Però, che caduta di stile rispetto ai vecchi fasti.
Certo il mattone invecchia meglio del cemento, i millenni danno dignità a qualunque struttura; vedere queste rovine rosseggiare nel sole del pomeriggio al di là della fossa del Circo Massimo riempie gli occhi di chi passa con la maestà della grande architettura imperiale. Eppure quella fila di doppi archi che si stagliano impettiti sulla destra, sono ciò che resta di una vera a propria violenza al paesaggio da parte dell’imperatore Settimio Severo.
Il quale, essendosi fatto venire la voglia di ampliare il complesso dei palazzi di abitazione e rappresentanza imperiali che già coprivano diversi ettari, evidentemente non abbastanza per lui, ed essendo ormai esaurito lo spazio sul colle Palatino, pensò bene di prolungarlo, il colle, e sostituire il terreno mancante con questa pesante quinta di mattoni: una piattaforma sulla quale poi edificò effettivamente la sua nuova ala.
Tutto il marmo, i bronzi e gli altri materiali preziosi se ne sono andati, rapinati dagli straccioni del medio evo, ma anche da illuminati papi del Rinascimento, come Sisto Quinto, che non si fece scrupolo di scippare le ultime colonne rimaste in piedi per riutilizzarle nel Fontanone; bene, certo, ma senza rispetto per la loro storia.

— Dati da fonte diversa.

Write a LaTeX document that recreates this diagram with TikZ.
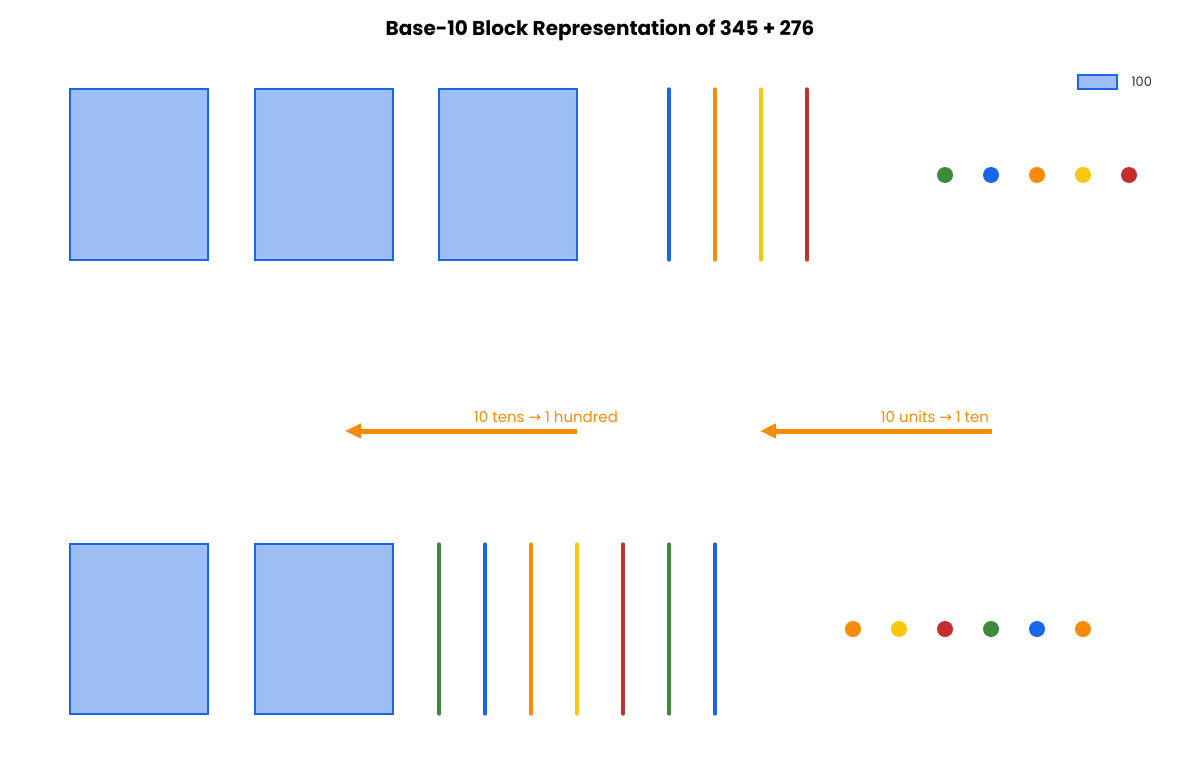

Oggi di quel gran corpo solenne rimane lo scheletro, in origine destinato a starsene nascosto, che ancora ci affascina con la sua molto restaurata imponenza. Ma sempre un ecomostro è.
Il Claudio è di sicuro il più maestoso e bello di tutti gli acquedotti romani. Anche se è lui il secondo ecomostro vintage che vogliamo raccontare. O meglio, non è lui nella sua versione originale: una infinita fila di archi, perfetta opera d’arte ingegneristica messa insieme senza neanche un cucchiaino di calce, con massicci conci di tufo tagliati tanto bene che ancora adesso sembrano saldati.

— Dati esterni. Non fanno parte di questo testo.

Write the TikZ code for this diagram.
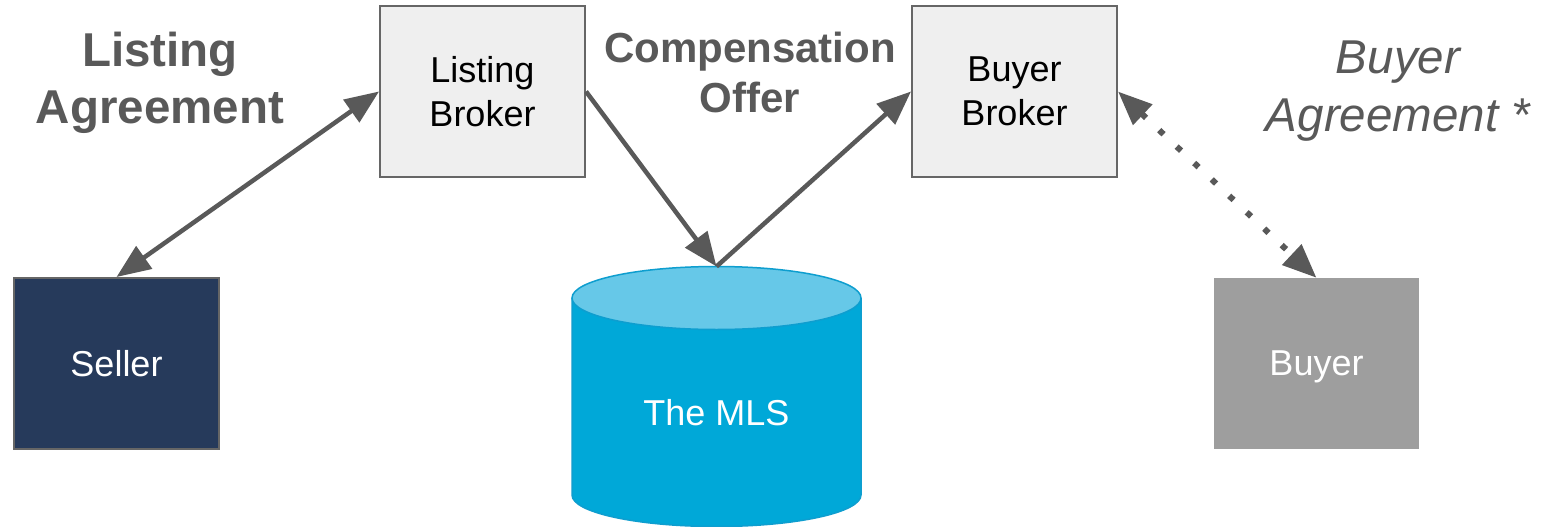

L’ecomostro nasce quando il capolavoro originale, insieme all’Impero, comincia a vacillare. Passa un secolo, ne passa un altro, gli archi, per quanto ben costruiti, cedono ed ecco apparire i rinforzi in mattoni e malta che, d’accordo, ne rovinano l’estetica ma almeno li tengono in piedi.
Con gli acquedotti ormai senz’acqua, quei macigni tagliati così bene, si sono trasformati in un ghiotto bottino per tutti. E allora inizia lo smantellamento: i rinforzi di mattoni, inutilizzabili, rimangono ma i bei massi di tufo, assolutamente non ottenibili con la misera tecnologia del tempo, cominciano a scomparire.
E così miglia intere di quella maestosa opera svaniscono, ma lasciano un’immagine precisa, come in questo tratto vicino a Tor Fiscale, dove i grandiosi archi di tufo non ci sono più, ma ne è rimasta la traccia, nella forma dei sostegni che non sostengono più niente, residua massa smozzicata di mattoni e calce.
E finalmente ecco la perfetta testimonianza finale della grande rapina: questo rudere ancora in piedi a Porta Furba.
Che è un arco isolato dell’Acquedotto Claudio. Cioè, lo sarebbe, perché l’arco non c’è più. E’ rimasta la sua impronta in negativo: i muri di emergenza in mattoni costruiti a sostegno dei pilastri, che mostrano ancora l’impronta dei famosi tufi così ben tagliati, e la curva, sempre in mattoni, su cui poggiava l’arco a sostegno del condotto dell’acqua.
Praticamente l’ombra di un lavoro di giganti sbriciolato da insolenti implacabili formiche.
Ma l’idea è ancora lì, intatta e maestosa.